A grievance committee of the State Bar of Texas instituted this action in El Paso to disbar Richard B. Ingram, an attorney. A jury was waived, and the case was tried to the' court. The court found that the attorney had appropriated $401.50 of his client’s funds and was guilty of unethical and unprofessional conduct. There is no evidence that any criminal charges had been filed against the attorney or that he has been convicted of any criminal offense.
The judgment of the court was that the attorney be prohibited from practicing law in any form, and from receiving any attorney’s fees, for a period of three years.
The attorney did not appeal, but the grievance committee did. It contends that it was an abuse of the trial court to fail to completely disbar the attorney. The court of civil appeals at El Paso affirmed the judgment of the trial court, one justice dissenting. 502 S.W.2d 595. We also affirm.
As relevant here, the attorney represented Mrs. Mary E. Barker and her daughter. There had been an automobile accident. The agreed attorney’s fee was a one-fourth contingent interest.
The case was settled for approximately $3,000. The attorney, after withholding his one-fourth fee and $250 for a divorce, also withheld from the settlement funds to pay his client’s garage bill of $99.33; and the garage was paid. The attorney also held $401.50 to pay the two doctor’s bills, one for Mrs. Barker and one for her daughter. The bills were not paid, and this gave rise to this action. The attorney testified upon the trial that he thought he had written a check and that it had been mailed to the doctor. No check was received, and the attorney admitted that no *253letter containing the check was returned to him. A member of the grievance committee testified that the attorney told the committee under oath that he had retained the money in a trust account. There was no trust account.
The trial court did not believe the attorney as to the doctor’s bills. The trial court ordered the attorney to pay the $401.50 to the doctor, and the money was paid in court prior to the judgment. As stated, his judgment was that the attorney be suspended from all practice of law for three years.
A statute provides that:
“. . . Upon proof of final conviction of any felony involving moral turpitude or of any misdemeanor involving theft, embezzlement, or fraudulent appropriation of money or other property, where probation has not been given or has been revoked, the district court of the county of the residence of the convicted attorney shall enter a judgment disbarring him.” 1 [Emphasis ours]
The statute also provides that:
“An attorney who has been given probation after such conviction [of a felony involving moral turpitude or a misdemeanor involving theft, embezzlement or fraudulent appropriation] shall be suspended from the practice of law for the period of his probation.” [Matter in brackets added by us.]
The Legislature has thus provided that if any attorney is criminally charged and is convicted, he shall be disbarred; provided, that if the sentence is probated, he shall be suspended during the probation. It has not provided, therefore, that a conviction in all instances means an automatic disbarment.
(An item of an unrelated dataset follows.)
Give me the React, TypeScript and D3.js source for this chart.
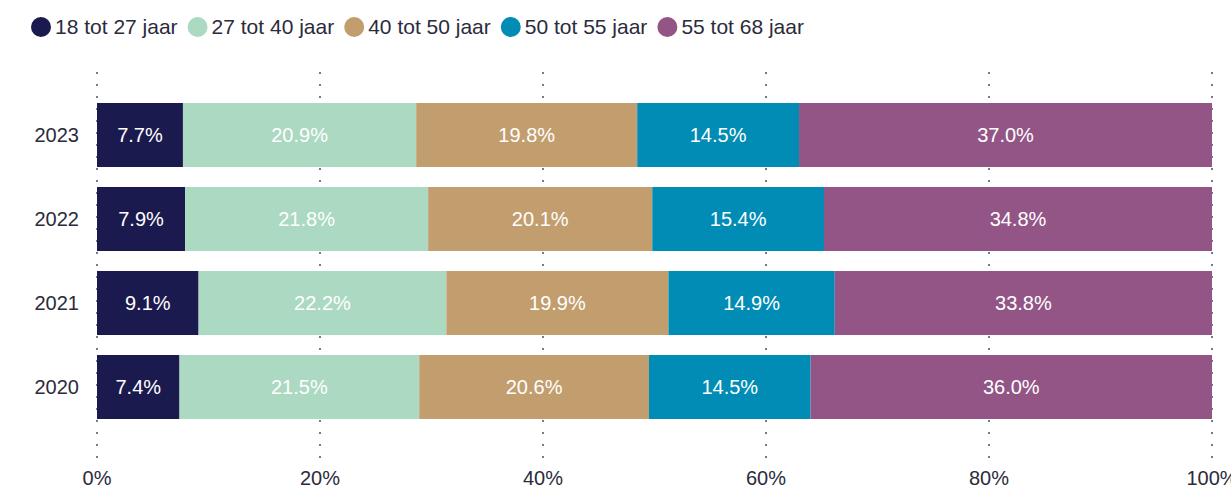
import React, { useEffect, useRef } from 'react'
import * as d3 from 'd3'

const years = ['2023', '2022', '2021', '2020']
const groups = ['18 tot 27 jaar', '27 tot 40 jaar', '40 tot 50 jaar', '50 tot 55 jaar', '55 tot 68 jaar']
const colors = ['#1b1a4e', '#acd9c1', '#c29e6e', '#008cb4', '#935486']
const xTicks = [0, 20, 40, 60, 80, 100]

// percentages per year, in the order of groups
const v2023 = [7.7, 20.9, 19.8, 14.5, 37.0]
const v2022 = [7.9, 21.8, 20.1, 15.4, 34.8]
const v2021 = [9.1, 22.2, 19.9, 14.9, 33.8]
const v2020 = [7.4, 21.5, 20.6, 14.5, 36.0]
const values = [v2023, v2022, v2021, v2020]

export default function App () {
  const ref = useRef<SVGSVGElement>(null)

  useEffect(() => {
    const svg = d3.select(ref.current)
    svg.selectAll('*').remove()

    const font = 'Liberation Sans, Arial, sans-serif'
    const textColor = '#2b2b3b'

    const x = d3.scaleLinear().domain([0, 100]).range([97, 1212])
    const y = d3.scaleBand().domain(years).range([103, 419]).paddingInner(0.238).paddingOuter(0)

    // dotted gridlines
    svg.append('g')
      .selectAll('line')
      .data(xTicks)
      .enter()
      .append('line')
      .attr('x1', d => x(d))
      .attr('x2', d => x(d))
      .attr('y1', 72)
      .attr('y2', 460)
      .attr('stroke', '#7a7890')
      .attr('stroke-width', 2)
      .attr('stroke-dasharray', '2,10')

    // stacked bars
    const rows = svg.append('g')
      .selectAll('g')
      .data(years)
      .enter()
      .append('g')

    rows.each(function (yr, i) {
      const vals = values[i]
      const total = d3.sum(vals)
      let acc = 0
      const g = d3.select(this)
      vals.forEach((v, j) => {
        const x0 = x(acc / total * 100)
        acc += v
        const x1 = x(acc / total * 100)
        g.append('rect')
          .attr('x', x0)
          .attr('y', y(yr)!)
          .attr('width', x1 - x0)
          .attr('height', y.bandwidth())
          .attr('fill', colors[j])
        g.append('text')
          .attr('x', (x0 + x1) / 2)
          .attr('y', y(yr)! + y.bandwidth() / 2)
          .attr('dy', '0.35em')
          .attr('text-anchor', 'middle')
          .attr('fill', '#fff')
          .attr('font-family', font)
          .attr('font-size', 20)
          .text(v.toFixed(1) + '%')
      })
      g.append('text')
        .attr('x', 79)
        .attr('y', y(yr)! + y.bandwidth() / 2)
        .attr('dy', '0.35em')
        .attr('text-anchor', 'end')
        .attr('fill', textColor)
        .attr('font-family', font)
        .attr('font-size', 20)
        .text(yr)
    })

    // x tick labels (the last one runs off the edge, as in the original)
    svg.append('g')
      .selectAll('text')
      .data(xTicks)
      .enter()
      .append('text')
      .attr('x', d => x(d))
      .attr('y', 485)
      .attr('text-anchor', 'middle')
      .attr('fill', textColor)
      .attr('font-family', font)
      .attr('font-size', 20)
      .text(d => d + '%')

    // legend
    const legend = svg.append('g')
    let lx = 31
    groups.forEach((name, i) => {
      legend.append('circle')
        .attr('cx', lx + 10)
        .attr('cy', 27)
        .attr('r', 10)
        .attr('fill', colors[i])
      const t = legend.append('text')
        .attr('x', lx + 24)
        .attr('y', 27)
        .attr('dy', '0.35em')
        .attr('fill', textColor)
        .attr('font-family', font)
        .attr('font-size', 21)
        .text(name)
      const w = (t.node() as SVGTextElement).getComputedTextLength()
      lx += 24 + w + 10
    })
  }, [])

  return (
    <svg ref={ref} width={1231} height={495}
      style={{ position: 'absolute', left: 0, top: 0, background: '#fff' }} />
  )
}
It has provided for some discretion in the trial judge to suspend the sentence and to bring about a corresponding suspension of the license to practice.
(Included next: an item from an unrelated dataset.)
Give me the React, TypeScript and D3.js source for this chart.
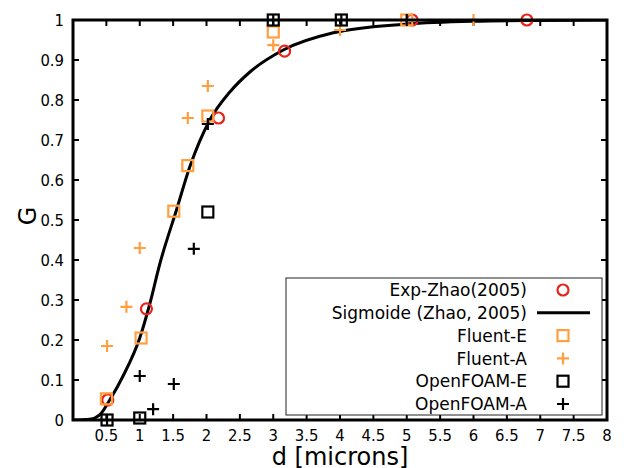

Mr. Ingram, the attorney here, has not been criminally charged or convicted of any crime. Whether he should have been disbarred or suspended, therefore, was a matter addressed to the sound discretion of the trial court. State v. O’Dowd, 158 Tex. 348, 312 S.W.2d 217 (1958); State v. Pevehouse, 483 S.W.2d 565 (Tex.Civ.App.1972, writ ref’d n. r. e.); 7 Am.Jur.2d 52-53, Attorneys at Law § 18; and see State v. Murrell, 74 So.2d 221 at 223 (Fla.1954); In re Mackay, 416 P.2d 823, on rehearing 416 P.2d at 840 (Alaska, 1966).
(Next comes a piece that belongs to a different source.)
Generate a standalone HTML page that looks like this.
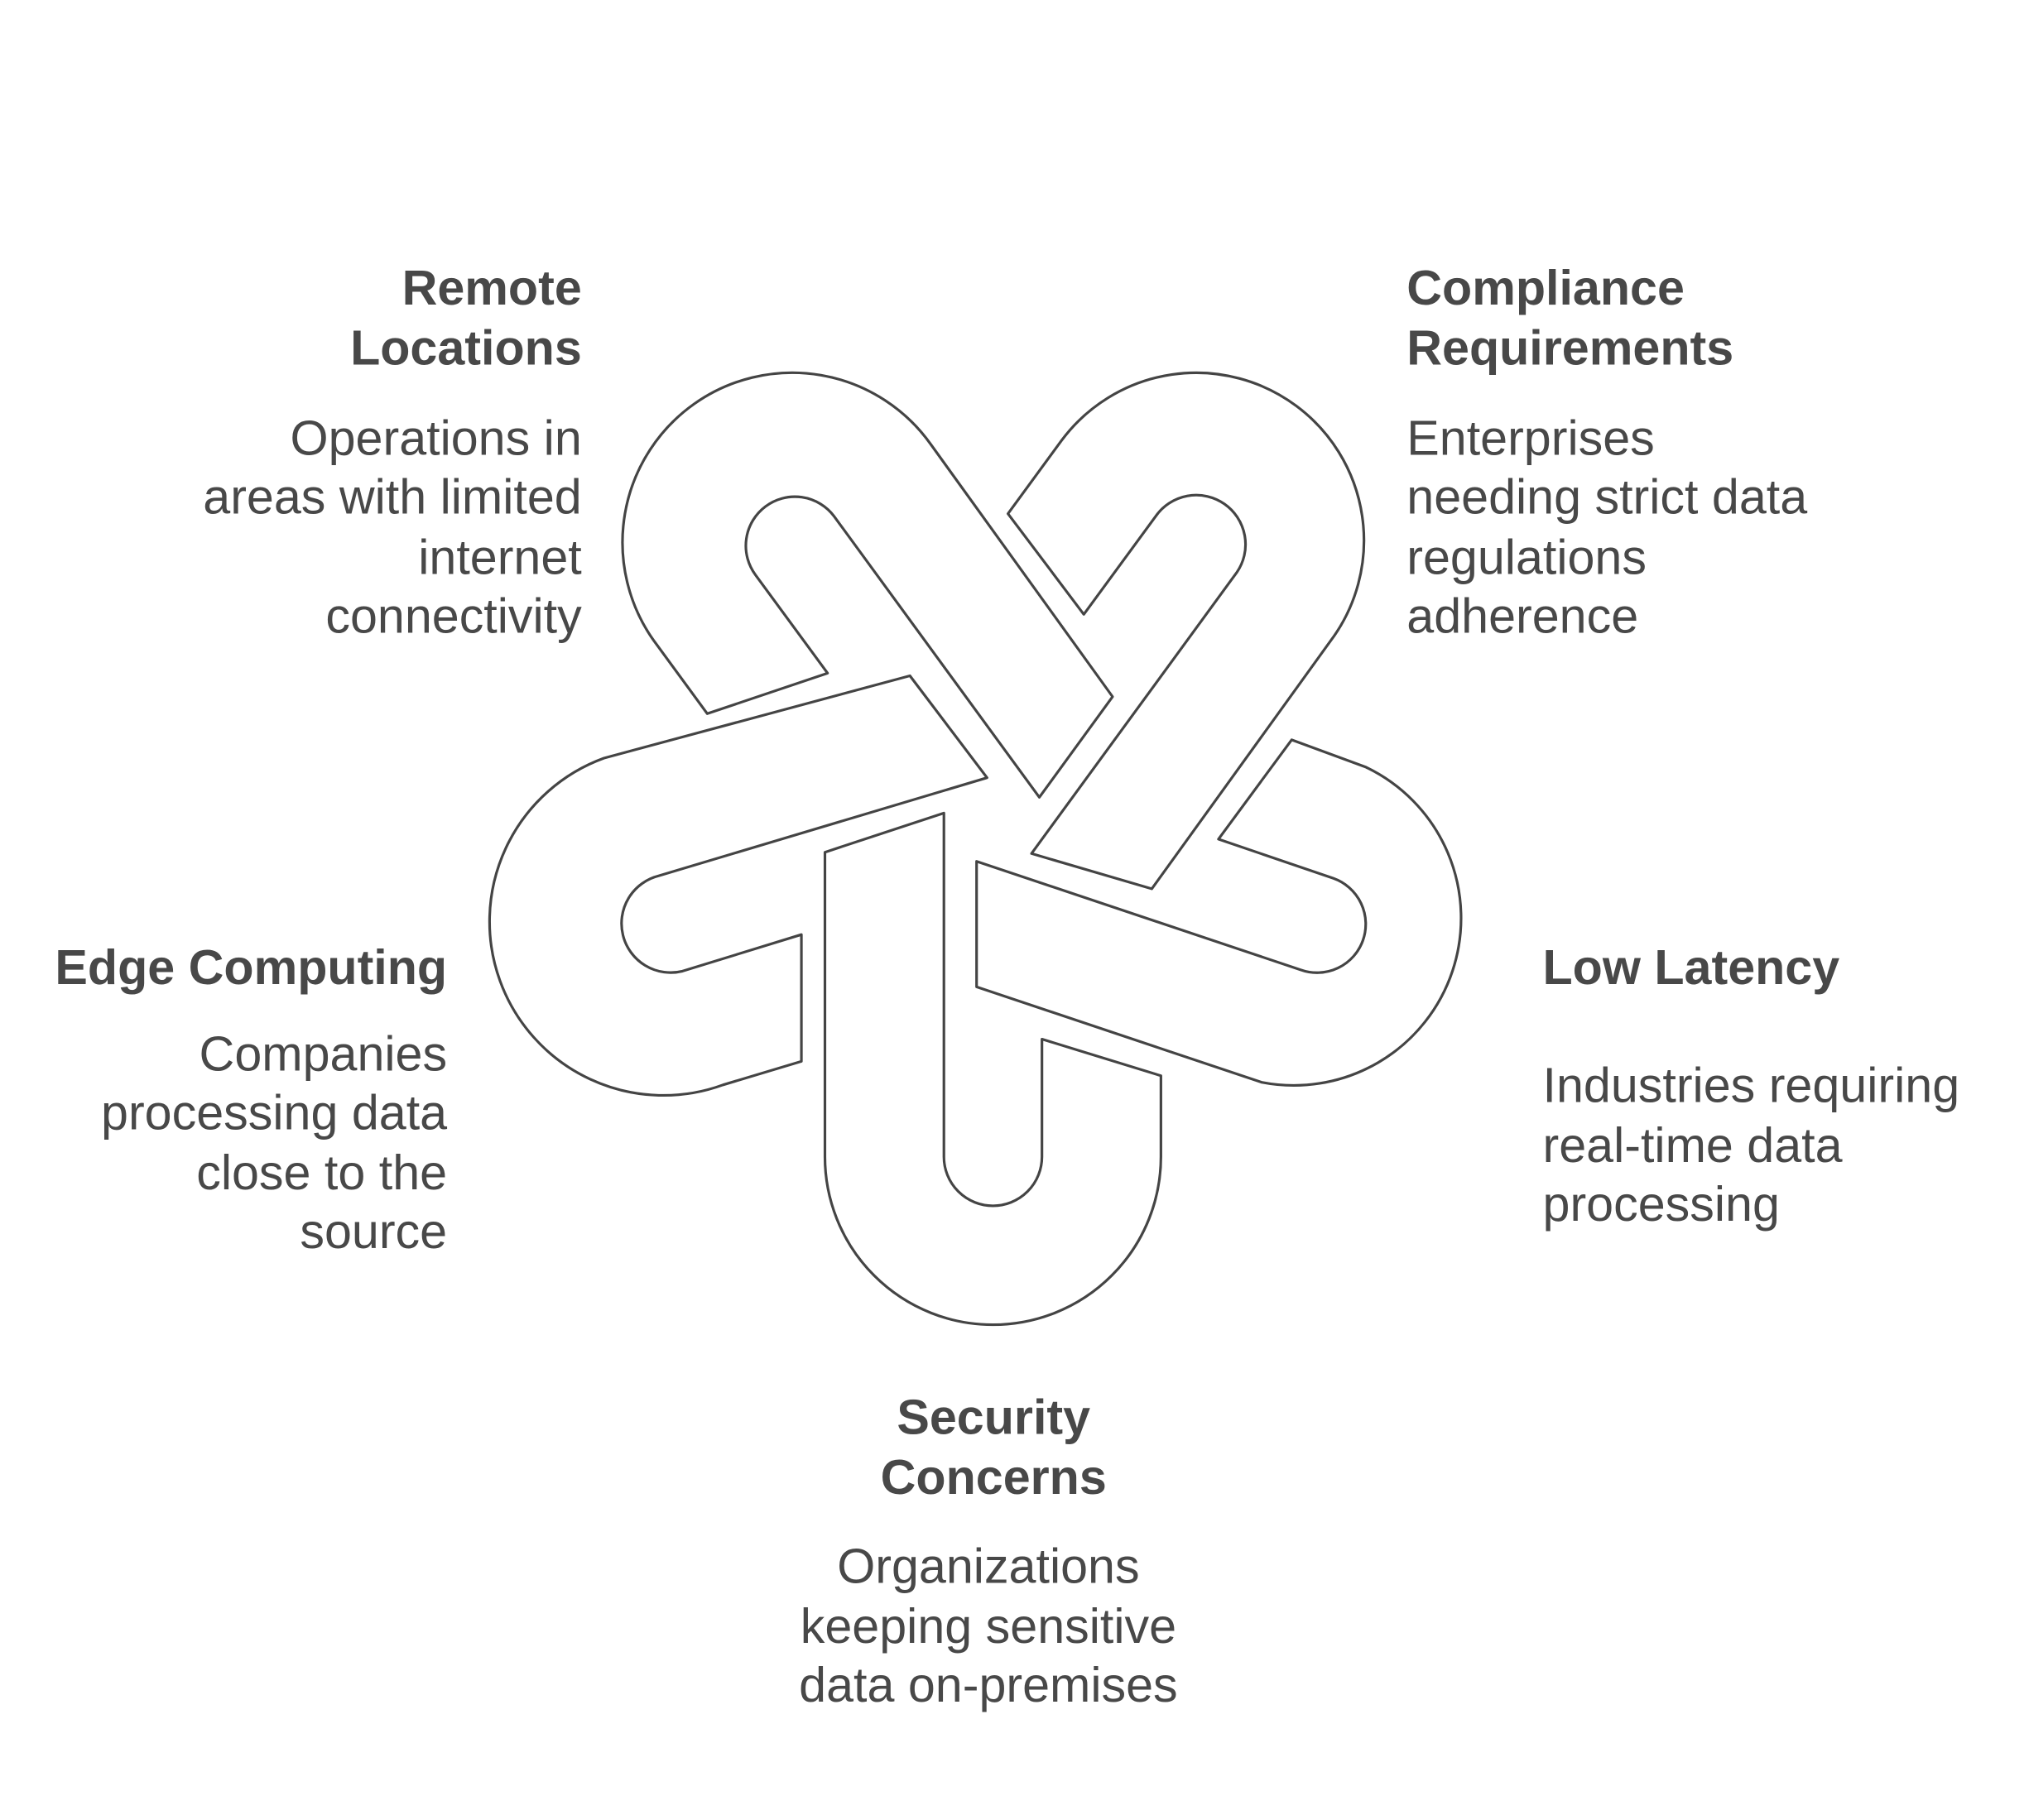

The grievance committee concedes that the punishment affixed for Mr. Ingram was a matter for the exercise of the sound discretion of the trial court. The committee contends, however, that it was a gross abuse of discretion for the trial court not to completely disbar Mr. Ingram. We do not agree. Members of this court, if sitting as the trial judge, might have imposed a different sentence upon Mr. Ingram. The grievance committee points to a lack of evidence of mitigating circumstances to call for a sentence of other than disbarment. On the other hand, it appears that this was an isolated instance. It was the first and only time Mr. Ingram had been called before the grievance committee; and while the appropriation of $401.50 of a client’s funds and failing to tell the grievance committee the truth about it is a very serious matter, so is the complete loss of three years of one’s professional life. Since Mr. Ingram could not practice at all for three years, whatever clients he had will doubtless go elsewhere; and the stigma of the suspension will certainly not be helpful to him in any respect.
A judgment of a trial court in a disciplinary proceeding may be so light, or so heavy, as to constitute an abuse of discretion. We agree with the court of civil appeals that the three year suspension from the practice of law was not such an abuse of discretion in this case.
*254The judgments of the courts below are affirmed.
Dissenting opinion by STEAKLEY, J., in which REAVLEY and JOHNSON, JJ., join.. Art. 320a-l, Section 6, Vernon’s Annotated Civil Statutes.